DEFESAS DOS CORPOS E ORGANIZAÇÃO SOCIAL

DEFESAS DOS CORPOS E ORGANIZAÇÃO SOCIAL

 

Prof.Dr.HC João Bosco Botelho

 

Há muito tempo, sabe-se da estreita relação entre saúde e doença e o modo como as sociedades se organizaram. Hoje, basta comparar o tipo de doença, no mesmo período, nos países industrializados e nos subdesenvolvidos, para se ter certeza da importância da saúde como indicador social.

Depois da publicação dos trabalhos do pesquisador Susumi Tonegawa, o ganhador do Nobel da Medicina de 1987, esclarecendo algumas dúvidas de como ocorre a variação dos aminoácidos dos anticorpos produzidos pelos linfócitos B. Tonegawa demonstrou que quando o linfócito B se desenvolve, segmentos do seu material genético são selecionados e misturados para formar novos genes, dando origem a milhões de seqüências variadas de aminoácidos, capazes de efetuar com mais competência a defesa do corpo humano contra as agressões micro e macroscópicas vindas do exterior.

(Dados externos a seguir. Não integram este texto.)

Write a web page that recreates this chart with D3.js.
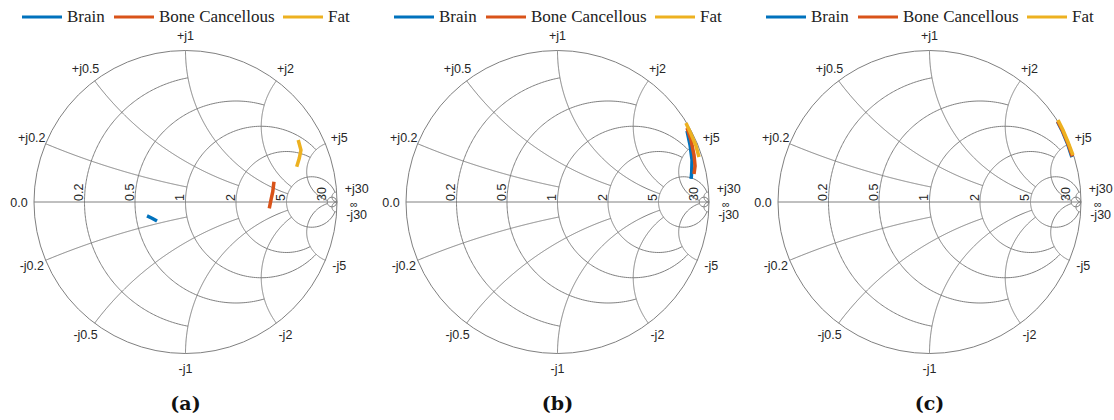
<!DOCTYPE html>
<html>
<head>
<meta charset="utf-8">
<script src="https://cdn.jsdelivr.net/npm/d3@7"></script>
<style>
body { margin: 0; background: #fff; }
</style>
</head>
<body>
<div id="chart"></div>
<script>
// series and panels
var seriesNames = ["Brain", "Bone Cancellous", "Fat"];
var seriesColors = ["#0072BD", "#D95319", "#EDB120"];
var panelLabels = ["(a)", "(b)", "(c)"];

// smith grid: circle values and the circle where each one stops
var gridValues = [30, 5, 2, 1, 0.5, 0.2];
var gridLimits = [Infinity, 30, 5, 5, 2, 1];

// reflection coefficient [re, im]
var brainA = [[-0.254, -0.092], [-0.221, -0.107], [-0.188, -0.125]];
var boneA = [[0.584, 0.134], [0.576, 0.068], [0.564, 0.013], [0.553, -0.042]];
var fatA = [[0.744, 0.409], [0.762, 0.343], [0.751, 0.288], [0.734, 0.233]];

var brainB = [[0.855, 0.469], [0.875, 0.376], [0.888, 0.277], [0.886, 0.198], [0.882, 0.152]];
var boneB = [[0.855, 0.488], [0.881, 0.409], [0.901, 0.310], [0.908, 0.238], [0.901, 0.185]];
var fatB = [[0.848, 0.521], [0.881, 0.449], [0.914, 0.370], [0.934, 0.297]];

var brainC = [[0.845, 0.530], [0.878, 0.465], [0.910, 0.388], [0.940, 0.296]];
var boneC = [[0.846, 0.534], [0.879, 0.469], [0.912, 0.391], [0.943, 0.301]];
var fatC = [[0.848, 0.541], [0.881, 0.475], [0.914, 0.396], [0.947, 0.310]];

var panelData = [[brainA, boneA, fatA], [brainB, boneB, fatB], [brainC, boneC, fatC]];

var width = 1114, height = 420;
var R = 151.5;
var panelCx = [185.5, 557.5, 929.5];
var cy = 202;
var gridColor = "#808080";
var labelFont = "'Liberation Sans', Arial, sans-serif";
var serifFont = "'Liberation Serif', 'Times New Roman', serif";

var svg = d3.select("#chart").append("svg")
	.attr("width", width)
	.attr("height", height);

// z = r + jx  ->  gamma
function gamma(r, x) {
	var d = (r + 1) * (r + 1) + x * x;
	return [(r * r + x * x - 1) / d, 2 * x / d];
}

var steps = d3.range(0, 1.00001, 1 / 240);

panelLabels.forEach(function(lab, p) {
	var cx = panelCx[p];
	var xs = d3.scaleLinear().domain([-1, 1]).range([cx - R, cx + R]);
	var ys = d3.scaleLinear().domain([-1, 1]).range([cy + R, cy - R]);
	var line = d3.line()
		.x(function(d) { return xs(d[0]); })
		.y(function(d) { return ys(d[1]); });
	var g = svg.append("g");

	// outer circle and real axis
	g.append("circle")
		.attr("cx", xs(0)).attr("cy", ys(0))
		.attr("r", xs(1) - xs(0))
		.attr("fill", "none")
		.attr("stroke", gridColor)
		.attr("stroke-width", 1);
	g.append("line")
		.attr("x1", xs(-1)).attr("x2", xs(1))
		.attr("y1", ys(0)).attr("y2", ys(0))
		.attr("stroke", gridColor)
		.attr("stroke-width", 1);

	gridValues.forEach(function(v, i) {
		var lim = gridLimits[i];
		var tmax = isFinite(lim) ? Math.atan(lim) : Math.PI / 2 - 1e-7;
		// resistance circle r = v, between x = -lim and +lim
		var rPts = steps.map(function(s) {
			return gamma(v, Math.tan(-tmax + 2 * tmax * s));
		});
		g.append("path")
			.attr("d", line(rPts))
			.attr("fill", "none")
			.attr("stroke", gridColor)
			.attr("stroke-width", 1);
		// reactance arcs x = +v and -v, from r = 0 up to r = lim
		[1, -1].forEach(function(sg) {
			var xPts = steps.map(function(s) {
				return gamma(Math.tan(tmax * s), sg * v);
			});
			g.append("path")
				.attr("d", line(xPts))
				.attr("fill", "none")
				.attr("stroke", gridColor)
				.attr("stroke-width", 1);
			// label on the rim
			var rim = gamma(0, sg * v);
			var ang = Math.atan2(rim[1], rim[0]);
			var off = 15 + (v >= 30 ? 5 : 0);
			g.append("text")
				.attr("x", xs(rim[0]) + off * Math.cos(ang))
				.attr("y", ys(rim[1]) - off * Math.sin(ang) + (v >= 30 ? -sg * 1.5 : 0))
				.attr("text-anchor", "middle")
				.attr("dominant-baseline", "central")
				.style("font-family", labelFont)
				.style("font-size", "12.5px")
				.style("fill", "#262626")
				.text((sg > 0 ? "+j" : "-j") + v);
		});
		// resistance label along the real axis
		var gx = gamma(v, 0)[0];
		g.append("text")
			.attr("transform", "translate(" + (xs(gx) - 1.5) + "," + (ys(0) - 1) + ") rotate(-90)")
			.attr("text-anchor", "start")
			.style("font-family", labelFont)
			.style("font-size", "12.5px")
			.style("fill", "#262626")
			.text(v);
	});

	g.append("text")
		.attr("x", xs(-1) - 15).attr("y", ys(0) + 1)
		.attr("text-anchor", "middle")
		.attr("dominant-baseline", "central")
		.style("font-family", labelFont)
		.style("font-size", "12.5px")
		.style("fill", "#262626")
		.text("0.0");
	g.append("text")
		.attr("x", xs(1) + 17).attr("y", ys(0) + 2)
		.attr("text-anchor", "middle")
		.attr("dominant-baseline", "central")
		.style("font-family", labelFont)
		.style("font-size", "11px")
		.style("fill", "#262626")
		.text("\u221E");

	// data traces
	panelData[p].forEach(function(pts, k) {
		g.append("path")
			.attr("d", line(pts))
			.attr("fill", "none")
			.attr("stroke", seriesColors[k])
			.attr("stroke-width", 3.5)
			.attr("stroke-linecap", "butt");
	});

	// legend
	var legX = [cx - 163.5, cx - 71.5, cx + 97.5];
	seriesNames.forEach(function(name, k) {
		g.append("line")
			.attr("x1", legX[k]).attr("x2", legX[k] + 40)
			.attr("y1", 17).attr("y2", 17)
			.attr("stroke", seriesColors[k])
			.attr("stroke-width", 3);
		g.append("text")
			.attr("x", legX[k] + 45).attr("y", 22)
			.style("font-family", serifFont)
			.style("font-size", "17px")
			.style("fill", "#222")
			.text(name);
	});

	g.append("text")
		.attr("x", cx).attr("y", 410)
		.attr("text-anchor", "middle")
		.style("font-family", "'DejaVu Serif', serif")
		.style("font-weight", "bold")
		.style("font-size", "19px")
		.style("fill", "#111")
		.text(lab);
});
</script>
</body>
</html>
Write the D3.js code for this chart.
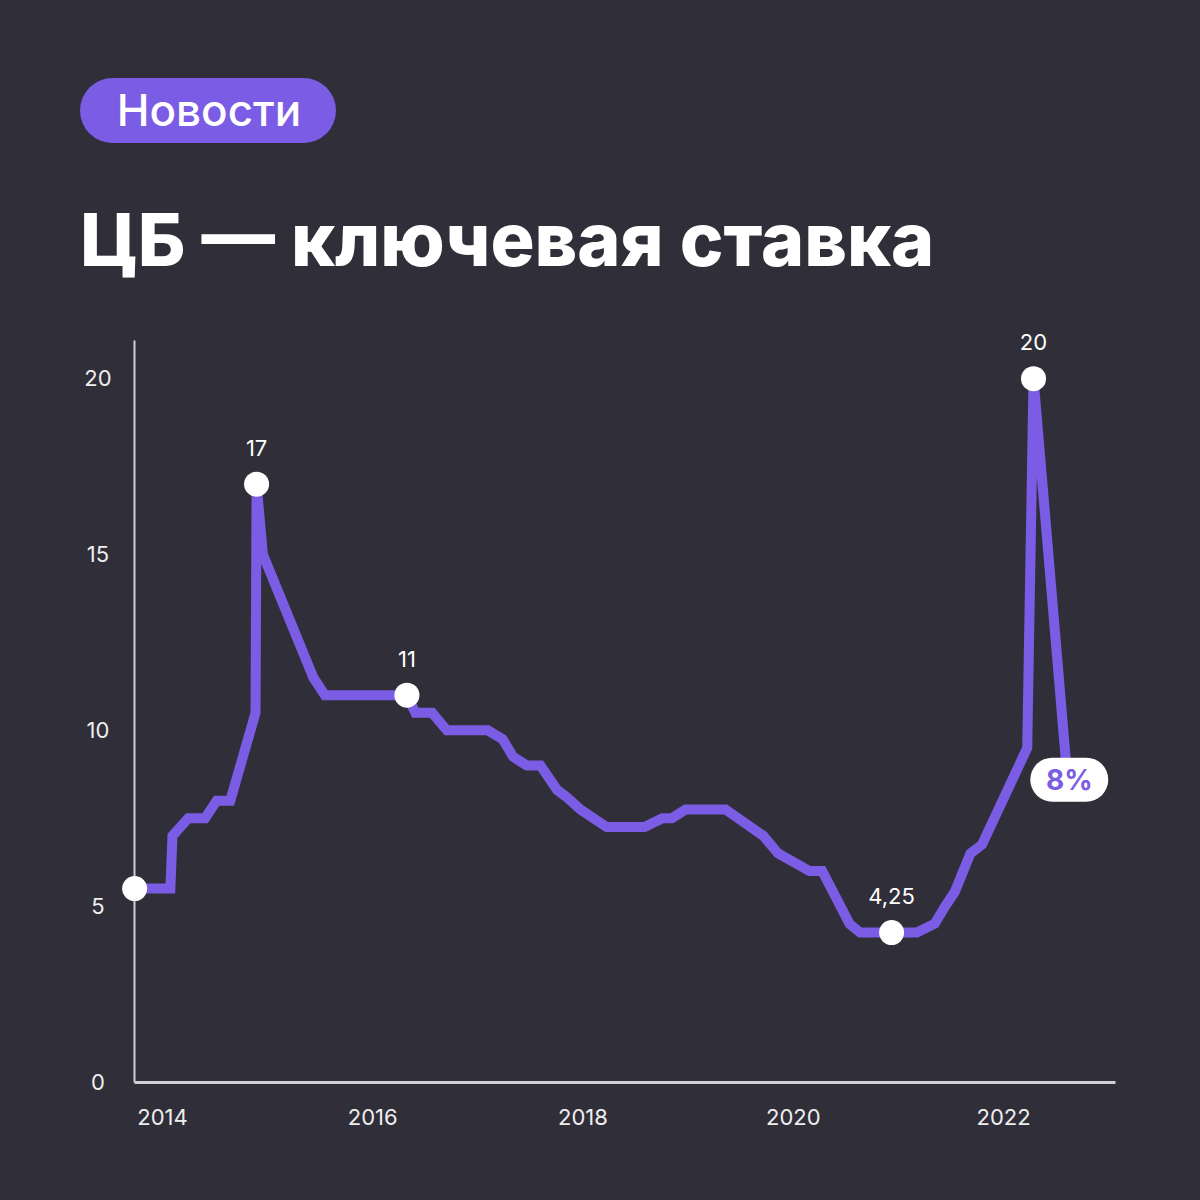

Como conseqüência imediata dessas pesquisas, é possível afirmar que pelo menos parte da estrutura genética do homem é móvel e capaz de desenvolver durante a vida uma infinidade de combinações gênicas adaptativas. Para que este mecanismo biológico ocorra na sua plenitude, é indispensável que o corpo disponha da mais importante fonte de energia ‑ o alimento.

Deste modo, caiu por terra, por meio da demonstração científica, os pré‑supostos étnicos racistas alimentados pelos interesses dos diferentes matizes ideológicos. Isso significa que as crianças subnutridas dos países pobres não poderão competir, em igualdades de condições, com outras dos países industrializados, onde a oferta de alimentos, indispensável para a maturação do genoma, é feita em níveis calóricos adequados. A demonstração pode ser também feita pela leitura do quadro de medalhas das olimpíadas, onde os atletas do Terceiro Mundo ficaram com 5% dos melhores índices.

É indiscutível que estamos nos afastando rápido, nos últimos anos, da medicina classificatória representante de um conhecimento contido num espaço hermético e inquestionável, para colocar a doença no contexto mais abrangente e complexo das relações sociais do homem.

Os conceitos positivos da imobilidade da saúde e da doença foram substituídos pela convicção da existência do equilíbrio dinâmico entre ambas, onde ter a doença não significa, necessariamente, estar doente. Esta  tendência está mais clara a partir do século XIX, quando o médico abandonou o conceito restritivo da saúde e adotou o da normalidade, provavelmente motivado pela  melhor compreensão da fisiologia experimental, em plena efervescência, nos trabalhos de Claude Bernard.

Este primeiro momento, ficou impregnado da necessidade de  explicar como tudo funcionava no corpo. Como o mecanicismo dominava os meios acadêmicos, a máquina foi escolhida como o modelo ideal. O corpo humano passou a ser comparado a um grande relógio, onde as doenças eram somente desajustes na engrenagem.

Entretanto, essa interpretação não encontra suporte na História. A certeza da importância do sócio‑cultural produzindo doença no homem, já estava presente nos livros sagrados, escritos há milhares de anos.

Naquelas épocas, os legisladores utilizaram os poderes disponíveis e interferiram nos hábitos coletivos de populações inteiras. Assim conseguiram determinar,  ao longo dos séculos que se seguiram, modificações na cadeia epidemiológica de muitas doenças.

O exemplo histórico de fácil verificação é o câncer do colo uterino, com baixa prevalência entre as judias. A atual explicação é dada pela cirurgia da fimose feita obrigatoriamente nos homens judeus no sétimo dia após o nascimento. Com isto, o prepúcio do pênis fica livre facilitando a higiene e impedindo que o vírus Epstein‑Baar, relacionado com a etiologia do câncer do colo uterino,  se aloje no secreção que está presente na glande.

O câncer do pênis é o outro lado da mesma questão. Ele é muito freqüente nos homens cristãos portadores de fimose. O Nordeste brasileiro, como todas as outras regiões do mundo subdesenvolvido, onde o homem enfrenta enormes dificuldades de sobrevivência, apresenta uma das maiores prevalências do mundo neste tipo de tumor maligno.

Nas sociedades industriais, a necessidade rápida de mão de obra, impôs a atual complexidade aos sistemas de saúde, com efetiva participação dos médicos e do Estado. O povo passou a ser melhor, de modo crescente, para cumprir normas oficiais de higiene. Esse conjunto de ações representa, do mesmo modo que nos templos bíblicos, a  resposta das sociedades atuais ao inevitável aparecimento de novas formas de doenças.